A recém-criada Santan guarda semelhanças com empresas de entrega de legumes e verduras, mas aplica a tecnologia para entrega de carne de porco.

"A Santan não tem uma câmara fria de congelamento. Nós só vamos abater o que foi vendido e pago", explica o criador da empresa, André Santin. "Se eu não vender, o porco está engordando no pasto."

"Pasto", porque os porcos da marca estão sendo criados de uma maneira bem específica. Alimentados com milho, batata-doce, abóbora e sem transgênicos ou ração, eles são criados soltos em fazendas do sudoeste do Paraná.

Apesar de a empresa ser dona de uma área de 24 hectares na região, a maior parte dos animais comercializados pela marca será criada em fazendas de parceiros que contarão com a infraestrutura da Santan —veterinário, cerca e alojamento, além do animal matriz. Até o final do ano, a previsão é que 2.000 animais sejam próprios e 3.000 de parceiros.

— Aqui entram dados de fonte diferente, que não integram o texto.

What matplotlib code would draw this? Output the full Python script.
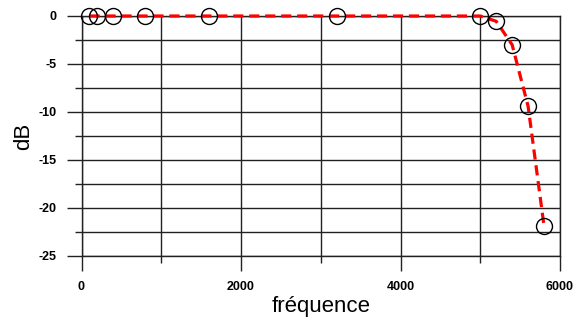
import matplotlib
matplotlib.use("Agg")
import matplotlib.pyplot as plt
from matplotlib.ticker import MultipleLocator

freq = [100, 200, 400, 800, 1600, 3200, 5000, 5200, 5400, 5600, 5800]
gain_db = [0, 0, 0, 0, 0, 0, 0, -0.55, -3.0, -9.4, -21.9]
x_ticks = [0, 2000, 4000, 6000]
y_ticks = [0, -5, -10, -15, -20, -25]

plt.rcParams['font.family'] = ['Liberation Sans', 'DejaVu Sans']
plt.rcParams['axes.unicode_minus'] = False
fig = plt.figure(figsize=(5.77, 3.20), dpi=100)
ax = fig.add_axes([81.5/577, 1-256/320, (560-81.5)/577, (256-16)/320])

ax.set_xlim(0, 6000)
ax.set_ylim(-25, 0)
ax.set_xticks(x_ticks)
ax.set_yticks(y_ticks)
ax.xaxis.set_minor_locator(MultipleLocator(1000))
ax.yaxis.set_minor_locator(MultipleLocator(2.5))
ax.grid(True, which='both', color='#222222', linewidth=1.0)
for s in ax.spines.values():
    s.set_color('#222222')
    s.set_linewidth(1.0)
ax.tick_params(which='major', length=11, width=1.0, color='#222222', pad=7,
               labelsize=9)
ax.tick_params(which='minor', length=5.2, width=1.0, color='#222222')
for lab in ax.get_xticklabels() + ax.get_yticklabels():
    lab.set_fontweight('bold')

ax.plot(freq, gain_db, linestyle=(0, (3.2, 1.8)), color='#ff0000', linewidth=2.3,
        zorder=3, clip_on=False)
ax.plot(freq, gain_db, linestyle='none', marker='o', markersize=11.5,
        markerfacecolor='none', markeredgecolor='black', markeredgewidth=1.0,
        zorder=4, clip_on=False)

ax.set_xlabel('fréquence', fontsize=16, labelpad=2)
ax.set_ylabel('dB', fontsize=16, labelpad=3)

fig.savefig('out.png', dpi=100)
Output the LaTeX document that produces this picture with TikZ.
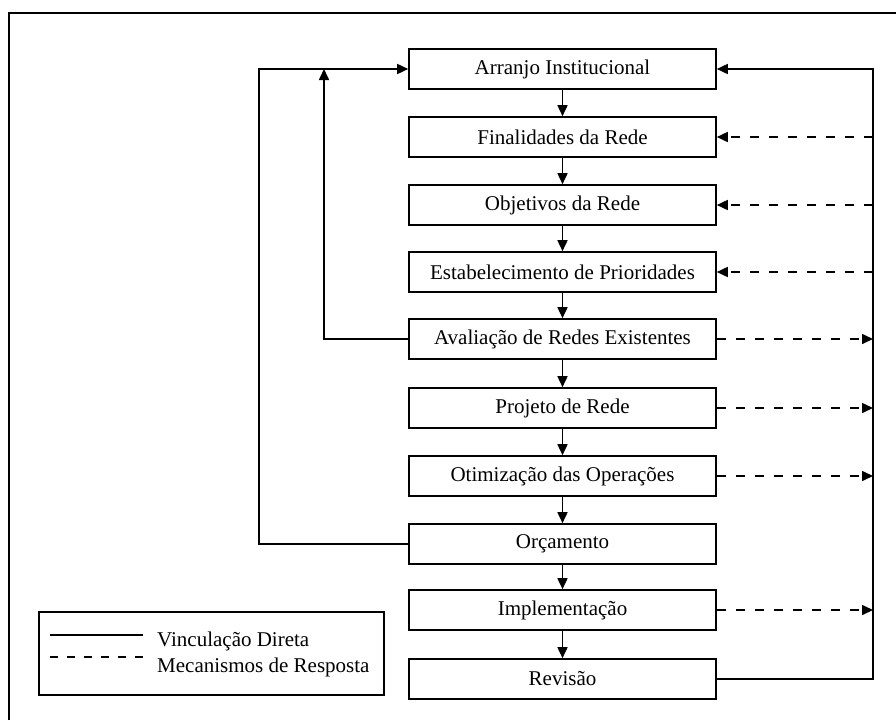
\documentclass[tikz,border=0pt]{standalone}
\usepackage{fontspec}
\setmainfont{Liberation Serif}
\usetikzlibrary{arrows.meta}
\tikzset{
  stage/.style={draw, line width=1.6pt, minimum width=307pt, minimum height=40pt, inner sep=0pt,
    font=\fontsize{21}{23}\selectfont},
  link/.style={line width=1.6pt, -{Triangle[length=11pt,width=10pt]}},
  plain/.style={line width=1.6pt},
  fb/.style={line width=1.6pt, dash pattern=on 9pt off 10pt, -{Triangle[length=11pt,width=10pt]}},
  legtext/.style={anchor=base west, inner sep=0pt, font=\fontsize{21}{23}\selectfont},
}
\begin{document}
\begin{tikzpicture}[x=1pt,y=-1pt]
\useasboundingbox (0,0) rectangle (896,720);
% outer frame (cut by page edges)
\draw[line width=2.5pt] (9,720) -- (9,13) -- (896,13);

\node[stage] (a) at (562.5,69) {Arranjo Institucional};
\node[stage] (b) at (562.5,137) {Finalidades da Rede};
\node[stage] (c) at (562.5,205) {Objetivos da Rede};
\node[stage] (d) at (562.5,272) {Estabelecimento de Prioridades};
\node[stage] (e) at (562.5,339) {Avaliação de Redes Existentes};
\node[stage] (f) at (562.5,408) {Projeto de Rede};
\node[stage] (g) at (562.5,476) {Otimização das Operações};
\node[stage] (h) at (562.5,544) {Orçamento};
\node[stage] (i) at (562.5,610) {Implementação};
\node[stage] (j) at (562.5,679) {Revisão};

\foreach \u/\v in {a/b,b/c,c/d,d/e,e/f,f/g,g/h,h/i,i/j}
  \draw[link] (\u) -- (\v);

% right feedback bus
\coordinate (rt) at (873,69);
\coordinate (rb) at (873,679);
\draw[link] (j.east) -- (rb) -- (rt) -- (a.east);

% left loops
\coordinate (lo1) at (259,544);
\coordinate (lo2) at (259,69);
\draw[link] (h.west) -- (lo1) -- (lo2) -- (a.west);
\coordinate (li1) at (324,339);
\coordinate (li2) at (324,69);
\draw[link] (e.west) -- (li1) -- (li2);

% dashed response mechanisms
\foreach \n in {b,c,d}
  \draw[fb] (\n.east -| rt) -- (\n.east);
\foreach \n in {e,f,g,i}
  \draw[fb] (\n.east) -- (\n.east -| rt);

% legend
\node[draw, line width=1.6pt, minimum width=345pt, minimum height=83pt, inner sep=0pt] (leg) at (211.5,653.5) {};
\coordinate (s1) at (50,635);
\coordinate (s2) at (143,635);
\draw[plain] (s1) -- (s2);
\coordinate (d1) at (50,657);
\coordinate (d2) at (143,657);
\draw[plain, dash pattern=on 8pt off 9pt] (d1) -- (d2);
\node[legtext] (t1) at (157,646) {Vinculação Direta};
\node[legtext] (t2) at (157,672) {Mecanismos de Resposta};
\end{tikzpicture}
\end{document}
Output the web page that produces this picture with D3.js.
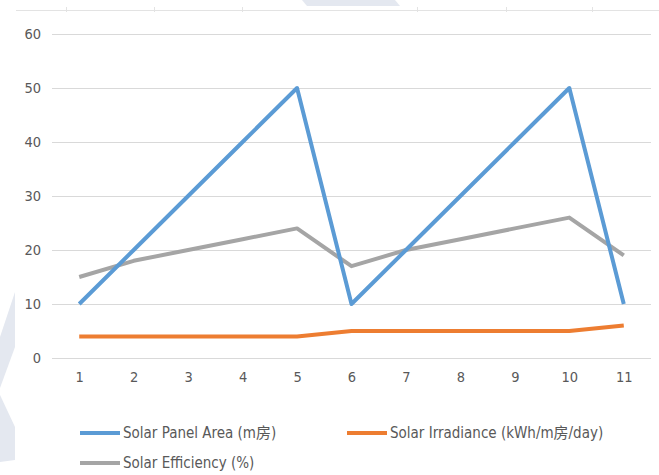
<!DOCTYPE html>
<html>
<head>
<meta charset="utf-8">
<script src="https://cdn.jsdelivr.net/npm/d3@7"></script>
<style>
  html, body { margin: 0; padding: 0; background: #fff; }
  svg { display: block; }
  text { font-family: "Liberation Sans Narrow", "DejaVu Sans Condensed", "Noto Sans CJK SC", sans-serif; }
</style>
</head>
<body>
<svg id="chart" width="659" height="475"></svg>
<script>
// Category labels along the x axis
const categories = [1, 2, 3, 4, 5, 6, 7, 8, 9, 10, 11];
// Series values
const panelArea   = [10, 20, 30, 40, 50, 10, 20, 30, 40, 50, 10];
const irradiance  = [4, 4, 4, 4, 4, 5, 5, 5, 5, 5, 6];
const efficiency  = [15, 18, 20, 22, 24, 17, 20, 22, 24, 26, 19];
// Y tick values
const yTicks = [0, 10, 20, 30, 40, 50, 60];
const seriesNames = ["Solar Panel Area (m房)", "Solar Irradiance (kWh/m房/day)", "Solar Efficiency (%)"];
const seriesColors = ["#5b9bd5", "#ed7d31", "#a5a5a5"];

const svg = d3.select("#chart");

// faint decorative shapes in the page background
const deco = svg.append("g").attr("fill", "#e4e8f0");
deco.append("polygon").attr("points", "302,0 395,0 400,6 307,6");
deco.append("polygon").attr("points", "0,337 15,292 15,347 0,388");
deco.append("polygon").attr("points", "0,395 15,427 15,460 0,462");

// thin rule near the top edge with small ticks
const topRule = svg.append("g").attr("stroke", "#e3e3e3").attr("stroke-width", 1);
topRule.append("line").attr("x1", 16).attr("x2", 659).attr("y1", 10.5).attr("y2", 10.5);
[66, 154, 242, 417, 506, 592].forEach(x =>
  topRule.append("line").attr("x1", x + 0.5).attr("x2", x + 0.5).attr("y1", 7).attr("y2", 12));

const x = d3.scalePoint().domain(categories).range([52, 651]).padding(0.5);
const y = d3.scaleLinear().domain([0, 60]).range([358, 34]);

// horizontal gridlines
svg.append("g")
  .selectAll("line")
  .data(yTicks)
  .join("line")
  .attr("x1", 52).attr("x2", 651)
  .attr("y1", d => Math.round(y(d)) + 0.5)
  .attr("y2", d => Math.round(y(d)) + 0.5)
  .attr("stroke", "#d9d9d9")
  .attr("stroke-width", 1);

// y axis labels
const yAxis = d3.axisLeft(y).tickValues(yTicks).tickSize(0).tickPadding(0);
svg.append("g")
  .attr("transform", "translate(41,0)")
  .call(yAxis)
  .call(g => g.select(".domain").remove())
  .call(g => g.selectAll("text")
    .attr("fill", "#595959")
    .style("font-size", "14.5px"));

// x axis labels
const xAxis = d3.axisBottom(x).tickSize(0).tickPadding(0);
svg.append("g")
  .attr("transform", "translate(0,372)")
  .call(xAxis)
  .call(g => g.select(".domain").remove())
  .call(g => g.selectAll("text")
    .attr("fill", "#595959")
    .style("font-size", "14.5px"));

// series lines
const allSeries = [panelArea, irradiance, efficiency];
const line = d3.line()
  .x((d, i) => x(categories[i]))
  .y(d => y(d));

// draw order: efficiency underneath, then area, irradiance
[2, 0, 1].forEach(k => {
  svg.append("path")
    .datum(allSeries[k])
    .attr("d", line)
    .attr("fill", "none")
    .attr("stroke", seriesColors[k])
    .attr("stroke-width", 4)
    .attr("stroke-linejoin", "round");
});

// legend
const legendItems = [
  { k: 0, x: 80, y: 433 },
  { k: 1, x: 347, y: 433 },
  { k: 2, x: 80, y: 463 }
];
const legend = svg.append("g");
legendItems.forEach(it => {
  legend.append("line")
    .attr("x1", it.x).attr("x2", it.x + 40)
    .attr("y1", it.y).attr("y2", it.y)
    .attr("stroke", seriesColors[it.k])
    .attr("stroke-width", 4);
  legend.append("text")
    .attr("x", it.x + 43)
    .attr("y", it.y)
    .attr("dy", "0.35em")
    .attr("fill", "#595959")
    .style("font-size", "15px")
    .text(seriesNames[it.k]);
});
</script>
</body>
</html>
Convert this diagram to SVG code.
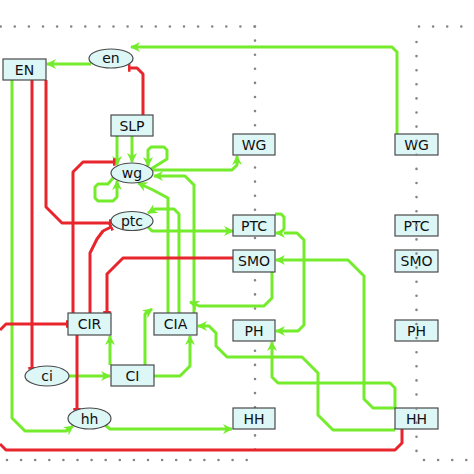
<svg xmlns="http://www.w3.org/2000/svg" width="474" height="474" viewBox="0 0 474 474">
<style>
.n{fill:#ddf6f6;stroke:#4a4a4a;stroke-width:1.2}
.t{font-family:"DejaVu Sans",sans-serif;font-size:14px;fill:#111;text-anchor:middle}
.g{fill:none;stroke:#74ec2c;stroke-width:3;stroke-linejoin:round;marker-end:url(#ah)}
.r{fill:none;stroke:#e8242c;stroke-width:3;stroke-linejoin:round;marker-end:url(#bar)}
.d{fill:none;stroke:#858585;stroke-width:2.6;stroke-linecap:round;stroke-dasharray:0 14.1}
</style>
<defs>
<marker id="ah" viewBox="0 0 10 10" refX="9" refY="5" markerWidth="10" markerHeight="10" markerUnits="userSpaceOnUse" orient="auto">
<path d="M0,0 L10,5 L0,10 L3,5 z" fill="#74ec2c"/>
</marker>
<marker id="bar" viewBox="0 0 4 10" refX="2" refY="5" markerWidth="3" markerHeight="8" markerUnits="userSpaceOnUse" orient="auto">
<rect x="0" y="0" width="4" height="10" fill="#e8242c"/>
</marker>
</defs>
<rect width="474" height="474" fill="#fff"/>
<g id="grid">
<line class="d" x1="254.5" y1="26.5" x2="0" y2="26.5"/>
<line class="d" x1="419" y1="26.5" x2="474" y2="26.5"/>
<line class="d" x1="255" y1="26.5" x2="255" y2="458"/>
<line class="d" x1="7" y1="460" x2="250" y2="460"/>
<line class="d" x1="424" y1="460" x2="474" y2="460"/>
</g>
<g id="connectors">
<path class="g" d="M397,134 L397,52 L392,47 L131,47"/>
<path class="g" d="M91,64 L47,64"/>
<path class="g" d="M117,136 L117,165"/>
<path class="g" d="M132,136 L132,162"/>
<path class="g" d="M151,169 L167,159 L167,150 L164,147 L151,147 L148,150 L148,166"/>
<path class="g" d="M113,178 L108,184 L98,184 L95,187 L95,198 L98,201 L113,201 L117,197 L117,181"/>
<path class="g" d="M153,170 L232,170 L237,165 L237,156"/>
<path class="g" d="M194,313 L194,185 L185,176 L154,176"/>
<path class="g" d="M168,313 L168,198 L153,190 L138,183"/>
<path class="g" d="M179,313 L179,214 L174,209 L155,209 L148,213"/>
<path class="g" d="M148,227 L152,231 L233,231"/>
<path class="g" d="M275,214 L281,214 L284,217 L284,229 L280,233 L276,233"/>
<path class="g" d="M284,233 L297,233 L304,240 L304,325 L298,331 L276,331"/>
<path class="g" d="M272,272 L272,298 L264,306 L199,306 L190,302"/>
<path class="g" d="M154,376 L180,376 L190,366 L190,336"/>
<path class="g" d="M145,365 L145,314 L152,309"/>
<path class="g" d="M110,365 L110,336"/>
<path class="g" d="M69,376 L110,376"/>
<path class="g" d="M12,80 L12,418 L25,431 L66,431 L73,426"/>
<path class="g" d="M105,425 L110,429 L232,429"/>
<path class="g" d="M395,408 L373,408 L364,399 L364,276 L348,260 L276,260"/>
<path class="g" d="M395,408 L395,388 L390,383 L278,383 L272,377 L272,342"/>
<path class="g" d="M395,430 L333,430 L318,415 L318,373 L302,357 L227,357 L216,346 L216,333 L209,326 L198,326"/>
<path class="r" d="M143,115 L143,74 L137,68 L129,68"/>
<path class="r" d="M32,80 L32,368"/>
<path class="r" d="M46,80 L46,207 L62,223 L110,223"/>
<path class="r" d="M73,313 L73,172 L83,162 L114,162"/>
<path class="r" d="M90,313 L90,253 L97,239 L103,231 L111,227"/>
<path class="r" d="M233,258 L123,258 L107,274 L107,312"/>
<path class="r" d="M77,335 L77,409"/>
<path class="r" d="M402,429 L402,443 L395,450 L6,450 L0,444 M0,330 L6,324 L67,324"/>
</g>
<g id="EN"><rect class="n" x="3" y="59" width="43" height="21"/><text class="t" x="24.5" y="75">EN</text></g>
<g id="en"><ellipse class="n" cx="111" cy="58.5" rx="22" ry="9.5"/><text class="t" x="111" y="63">en</text></g>
<g id="SLP"><rect class="n" x="111" y="115" width="42" height="21"/><text class="t" x="132" y="130.5">SLP</text></g>
<g id="wg"><ellipse class="n" cx="132" cy="173" rx="21" ry="10"/><text class="t" x="132" y="177.5">wg</text></g>
<g id="ptc"><ellipse class="n" cx="132" cy="221" rx="21" ry="9.5"/><text class="t" x="132" y="225.5">ptc</text></g>
<g id="CIR"><rect class="n" x="68" y="313" width="43" height="22"/><text class="t" x="89.5" y="329">CIR</text></g>
<g id="CIA"><rect class="n" x="154" y="313" width="43" height="22"/><text class="t" x="175.5" y="329">CIA</text></g>
<g id="CI"><rect class="n" x="111" y="365" width="43" height="21"/><text class="t" x="132.5" y="380.5">CI</text></g>
<g id="ci"><ellipse class="n" cx="47" cy="376" rx="22" ry="10"/><text class="t" x="47" y="380.5">ci</text></g>
<g id="hh"><ellipse class="n" cx="89.5" cy="418.5" rx="21.5" ry="10.5"/><text class="t" x="89.5" y="423.5">hh</text></g>
<g id="WG2"><rect class="n" x="233" y="134" width="42" height="21"/><text class="t" x="254" y="150">WG</text></g>
<g id="PTC2"><rect class="n" x="233" y="215" width="42" height="21"/><text class="t" x="254" y="231">PTC</text></g>
<g id="SMO2"><rect class="n" x="233" y="250" width="42" height="22"/><text class="t" x="254" y="266">SMO</text></g>
<g id="PH2"><rect class="n" x="233" y="320" width="42" height="21"/><text class="t" x="254" y="336">PH</text></g>
<g id="HH2"><rect class="n" x="233" y="408" width="42" height="21"/><text class="t" x="254" y="424">HH</text></g>
<g id="WG3"><rect class="n" x="395" y="134" width="43" height="21"/><text class="t" x="416.5" y="150">WG</text></g>
<g id="PTC3"><rect class="n" x="395" y="215" width="43" height="21"/><text class="t" x="416.5" y="231">PTC</text></g>
<g id="SMO3"><rect class="n" x="395" y="250" width="43" height="22"/><text class="t" x="416.5" y="266">SMO</text></g>
<g id="PH3"><rect class="n" x="395" y="320" width="43" height="21"/><text class="t" x="416.5" y="336">PH</text></g>
<g id="HH3"><rect class="n" x="395" y="408" width="43" height="21"/><text class="t" x="416.5" y="424">HH</text></g>
<g id="grid2"><line class="d" x1="416.5" y1="42" x2="416.5" y2="456"/></g>
</svg>
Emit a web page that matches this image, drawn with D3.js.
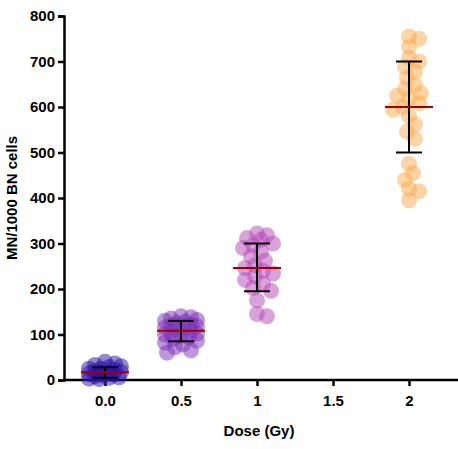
<!DOCTYPE html>
<html><head><meta charset="utf-8">
<script src="https://cdn.jsdelivr.net/npm/d3@7"></script>
<style>body{margin:0;background:#fff}text{font-family:"Liberation Sans",Arial,sans-serif}</style>
</head><body><svg width="458" height="449"></svg>
<script>
const doses = ['0.0', '0.5', '1', '1.5', '2'];
const colors = {'0.0': '#2a12a8', '0.5': '#7b2fb5', '1': '#b347b5', '2': '#f9a94c'};
const values = {
  '0.0': [40, 36, 33, 30, 28, 25, 22, 20, 18, 16, 14, 12, 10, 8, 6, 5, 3, 2, 15, 25],
  '0.5': [140, 138, 135, 132, 130, 128, 125, 122, 120, 118, 115, 112, 110, 108, 105, 102, 100, 97, 94, 90, 86, 82, 78, 72, 65, 60],
  '1': [322, 318, 312, 308, 300, 296, 290, 282, 272, 262, 252, 246, 240, 234, 228, 220, 212, 202, 196, 175, 145, 140],
  '2': [755, 750, 732, 708, 700, 688, 678, 664, 648, 640, 630, 625, 618, 608, 600, 594, 580, 562, 546, 530, 475, 455, 440, 420, 415, 395]
};
const means = {'0.0': 17, '0.5': 108, '1': 246, '2': 600};
const errLo = {'0.0': 5, '0.5': 85, '1': 195, '2': 500};
const errHi = {'0.0': 28, '0.5': 130, '1': 300, '2': 700};
const yTicks = [0, 100, 200, 300, 400, 500, 600, 700, 800];

const svg = d3.select('svg');
const x = d3.scalePoint().domain(doses).range([105, 409]);
const y = d3.scaleLinear().domain([0, 800]).range([380, 16]);
const r = 8;

const ya = svg.append('g').attr('transform', 'translate(64,0)')
  .call(d3.axisLeft(y).tickValues(yTicks).tickSize(6));
ya.select('.domain').attr('stroke-width', 2.5);
ya.selectAll('line').attr('stroke-width', 2.5);
ya.selectAll('text').attr('font-size', 15).attr('font-weight', 'bold').attr('fill', '#000');

const xa = svg.append('g').attr('transform', 'translate(0,380)')
  .call(d3.axisBottom(x).tickSize(6).tickSizeOuter(0));
xa.select('.domain').attr('d', 'M63,0H458').attr('stroke-width', 2.5);
xa.selectAll('line').attr('stroke-width', 2.5);
xa.selectAll('text').attr('font-size', 15).attr('font-weight', 'bold').attr('fill', '#000').attr('dy', '1.1em');

svg.append('text').attr('x', 259).attr('y', 436).attr('text-anchor', 'middle')
  .attr('font-size', 15).attr('font-weight', 'bold').text('Dose (Gy)');
svg.append('text').attr('transform', 'translate(17,198) rotate(-90)').attr('text-anchor', 'middle')
  .attr('font-size', 15).attr('font-weight', 'bold').text('MN/1000 BN cells');

// compact swarm: offsets limited to +-16px, overlap allowed
function swarm(vals, cx) {
  const placed = [];
  const order = vals.map((v, i) => i).sort((a, b) => vals[b] - vals[a]);
  const cands = [0];
  for (let k = 1; k <= 8; k++) cands.push(k * 2, -k * 2);
  order.forEach(i => {
    const py = y(vals[i]);
    let best = 0, bestScore = Infinity;
    for (const dx of cands) {
      const dmin = placed.reduce((m, p) => Math.min(m, Math.hypot(p.x - (cx + dx), p.y - py)), Infinity);
      const score = (dmin >= r * 1.2 ? 0 : r * 1.2 - dmin) * 10 + Math.abs(dx) * 0.1;
      if (score < bestScore) { bestScore = score; best = dx; }
    }
    placed.push({x: cx + best, y: py});
  });
  return placed;
}

Object.keys(values).forEach(d => {
  const pts = swarm(values[d], x(d));
  svg.append('g').selectAll('circle').data(pts).enter().append('circle')
    .attr('cx', p => p.x).attr('cy', p => p.y).attr('r', r)
    .attr('fill', colors[d]).attr('fill-opacity', 0.5);
  const cx = x(d);
  const g = svg.append('g').attr('stroke', '#000').attr('stroke-width', 2);
  g.append('line').attr('x1', cx).attr('x2', cx).attr('y1', y(errLo[d])).attr('y2', y(errHi[d]));
  [errLo[d], errHi[d]].forEach(v => g.append('line').attr('x1', cx - 13).attr('x2', cx + 13).attr('y1', y(v)).attr('y2', y(v)));
  svg.append('line').attr('x1', cx - 24).attr('x2', cx + 24).attr('y1', y(means[d])).attr('y2', y(means[d]))
    .attr('stroke', '#a00000').attr('stroke-width', 2);
});
</script></body></html>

Uma tipo de criação tão peculiar eleva o preço: Santin conta que paga ao produtor parceiro três vezes o preço do porco comercializado por grandes marcas no dia e vende em São Paulo pelo preço que negociar, normalmente o dobro de um produto semelhante. A carne chega por terra ou pela aeronave da empresa.

A startup planeja abrir uma loja da marca no Mercado Municipal de São Paulo em dezembro, apesar do atual foco em entrega para consumidores finais. Supermercados estão fora de cogitação por enquanto.

"Se você pegar uma carne fresca e deixar ela em uma gôndola por 2 ou 3 dias, o trabalho nosso de meses foi todo por água abaixo. A carne fresca é o grande segredo da Santan. Se o sangue coagula junto, acabou", justifica.

A atenção minuciosa, diz, também é importante para garantir a qualidade da carne. E um desafio compartilhado por quem entrega produtos frescos.

"Não tem como garantir que o produto esteja fresco se não tiver um comprometimento de 110% da equipe cuidando do passo a passo. Não é como pegar um produto congelado e, se demorar 10 horas, tudo bem", afirma.